Persönliche Stütze für die Familie
Regelmäßig trifft sie sich mit Mutter Anja und ihrem Sohn, macht mit den beiden Ausflüge oder spielt im Zimmer Fußball. Beim Zeitschenken geht es nicht nur darum behilflich zu sein, wenn der Kinderwagen zu schwer, ein Augenpaar zu wenig ist, um das Kind im Blick zu behalten. Die Zeitschenkerin ist eine persönliche Stütze für die kleine Familie. Für Fritz, besonders aber auch für Mutter Anja:
"Ich fühle mich weniger alleine. Also das ist das Hauptsächliche. Ich hab im Gefühl ich habe ein Netz und doppelten Boden und jemanden der so eine Art quasi Familiensituation schafft, wo wir nicht zu zweit am Esstisch sitzen, wo nicht wir zu zweit mit Freunden sitzen, wo ich mich als Gastgeberin auch verpflichtet fühle, sondern bei Oma Heidi weiß ich einfach, die kommt auch für mich."
"Und ein lieber, ein ganz lieber..."
Dass sie sich gefunden haben, sagen beide, sei ein Glücksfall. In kürzester Zeit war Heide Reiss nicht mehr nur eine ehrenamtliche Helferin, sie wurde Oma und Mama Ersatz in einem. Die Oma für Fritz, dessen leibliche Großmutter weit weg wohnt, und Ersatzmutter für Anja, da sie mit der herzlichen Frau über Dinge sprechen kann, mit denen ihre eigenen Eltern Probleme haben. Neben der engen persönlichen Bindung ist es Anja gleichzeitig sehr wichtig, dass Oma Heide eben kein leibliches Familienmitglied oder eine Freundin aus der Nachbarschaft ist. Den Verein Nestwärme hinter der Zeitschenkerin zu wissen, erleichtert Anja sehr:
"Das ist für mich einfach auch nochmal so ein Netz und doppelter Boden, weil ich weiß, ich lehne mich in jemanden rein, der wieder irgendwo institutionell aufgefangen wird. Der über meinen Fall mit anderen reden kann. Ich weiß, ich kann sie letztendlich nie überfordern, weil wenn sie überfordert ist, dann hat sie jemanden, der ihr wieder hilft."

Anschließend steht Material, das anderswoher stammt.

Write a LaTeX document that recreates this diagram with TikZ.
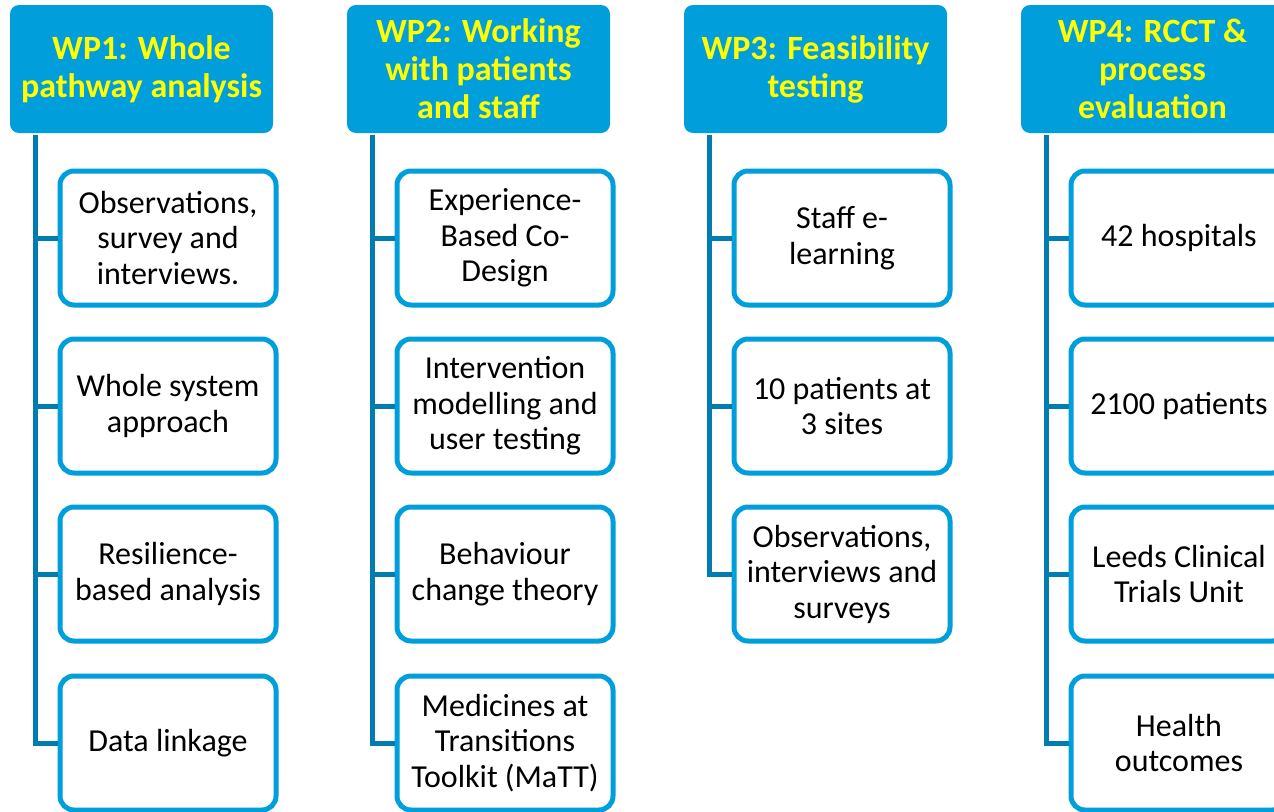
\documentclass[tikz,border=0pt]{standalone}
\usepackage{fontspec}
\setmainfont{Carlito}
\usetikzlibrary{positioning}

\definecolor{wpblue}{RGB}{0,158,219}
\definecolor{wpline}{RGB}{0,124,176}
\definecolor{wpyellow}{RGB}{255,255,0}

\begin{document}
\begin{tikzpicture}[x=1pt,y=-1pt,
  wp/.style={fill=wpblue,rounded corners=9pt,minimum width=263pt,minimum height=128pt,
    text=wpyellow,align=center,font=\fontsize{34}{38}\selectfont\bfseries,inner sep=0pt},
  task/.style={draw=wpblue,line width=5pt,fill=white,rounded corners=14pt,
    minimum width=216pt,minimum height=134pt,align=center,
    font=\fontsize{32}{35.5}\selectfont,inner sep=0pt},
  trunk/.style={draw=wpline,line width=5pt}]
 \useasboundingbox (0,0) rectangle (1274,811);
 \clip (0,0) rectangle (1274,811);
 % work package headers
 \node[wp] (wp1) at (141.5,69) {WP1: Whole\\pathway analysis};
 \node[wp] (wp2) at (478.5,69) {WP2: Working\\with patients\\and staff};
 \node[wp] (wp3) at (815.5,69) {WP3: Feasibility\\testing};
 \node[wp] (wp4) at (1152.5,69) {WP4: RCCT \&\\process\\evaluation};
 % trunk tops
 \coordinate (t1) at (35,135);
 \coordinate (t2) at (372,135);
 \coordinate (t3) at (709,135);
 \coordinate (t4) at (1046,135);
 % WP1 tasks
 \node[task] (a1) at (168,238) {Observations,\\survey and\\interviews.};
 \node[task] (a2) at (168,406) {Whole system\\approach};
 \node[task] (a3) at (168,574) {Resilience-\\based analysis};
 \node[task] (a4) at (168,743) {Data linkage};
 % WP2 tasks
 \node[task] (b1) at (505,238) {Experience-\\Based Co-\\Design};
 \node[task] (b2) at (505,406) {Intervention\\modelling and\\user testing};
 \node[task] (b3) at (505,574) {Behaviour\\change theory};
 \node[task] (b4) at (505,743) {Medicines at\\Transitions\\Toolkit (MaTT)};
 % WP3 tasks
 \node[task] (c1) at (842,238) {Staff e-\\learning};
 \node[task] (c2) at (842,406) {10 patients at\\3 sites};
 \node[task] (c3) at (842,574) {Observations,\\interviews and\\surveys};
 % WP4 tasks
 \node[task] (d1) at (1179,238) {42 hospitals};
 \node[task] (d2) at (1179,406) {2100 patients};
 \node[task] (d3) at (1179,574) {Leeds Clinical\\Trials Unit};
 \node[task] (d4) at (1179,743) {Health\\outcomes};
 % connectors
 \draw[trunk] (t1) |- (a4.west);
 \draw[trunk] (a1.west -| t1) -- (a1.west);
 \draw[trunk] (a2.west -| t1) -- (a2.west);
 \draw[trunk] (a3.west -| t1) -- (a3.west);
 \draw[trunk] (t2) |- (b4.west);
 \draw[trunk] (b1.west -| t2) -- (b1.west);
 \draw[trunk] (b2.west -| t2) -- (b2.west);
 \draw[trunk] (b3.west -| t2) -- (b3.west);
 \draw[trunk] (t3) |- (c3.west);
 \draw[trunk] (c1.west -| t3) -- (c1.west);
 \draw[trunk] (c2.west -| t3) -- (c2.west);
 \draw[trunk] (t4) |- (d4.west);
 \draw[trunk] (d1.west -| t4) -- (d1.west);
 \draw[trunk] (d2.west -| t4) -- (d2.west);
 \draw[trunk] (d3.west -| t4) -- (d3.west);
\end{tikzpicture}
\end{document}
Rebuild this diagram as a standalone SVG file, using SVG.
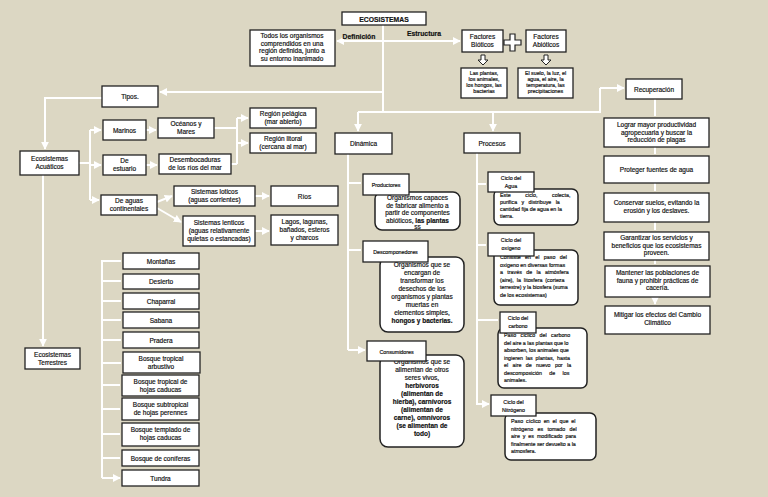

Heute da und morgen weg − das geht nicht
Mit Krankheit und Behinderung in der Familie umzugehen, ist auch für die Zeitschenkerin nicht immer leicht. Doch ihr ist es wichtig, dass man Berührungsängste abbaut, von Dingen wie Inklusion nicht nur spricht, sondern sie lebt. Auch wenn es nur Kleinigkeiten sind. Heide Reiss hofft, dass sich mehr Menschen entscheiden, ehrenamtlich tätig zu werden, ihre Zeit zu verschenken. Dabei sollte man ein paar Dinge mitbringen:
"Man muss sich schon darüber im Klaren sein, wenn man diesen Schritt geht, man muss dann also auch bereit sein, zu wissen, o.k. ich mache das jetzt und ich bin nicht heute da und morgen weg, weil es mir nicht gefällt, sondern man muss sich dann schon auch über die Verantwortung, die man übernimmt, im Klaren sein. Und sich vorher überlegen, ob man bereit ist dazu und ob man das machen kann."
Heide Reiss ist überzeugt, dass sie das kann. Sie sagt, sie bekomme so viel Positives von Anja und ihrem kleinen Schatz zurück, dass es für sie eine Bereicherung ist mit den beiden und für die beiden da zu sein. Sie möchte es nicht mehr missen:
"Ich bin sehr froh und sehr glücklich, diese Erfahrung auch selber machen zu können. Man lernt auch, mehr Demut zu empfinden, weil nicht alles selbstverständlich ist. Und ich bin dankbar dafür, dass ich gesund bin, was auch nicht selbstverständlich ist und ich bin dankbar dafür, dass ich lerne, nicht alles als selbstverständlich hinzunehmen, sondern eben auch für andere da zu sein."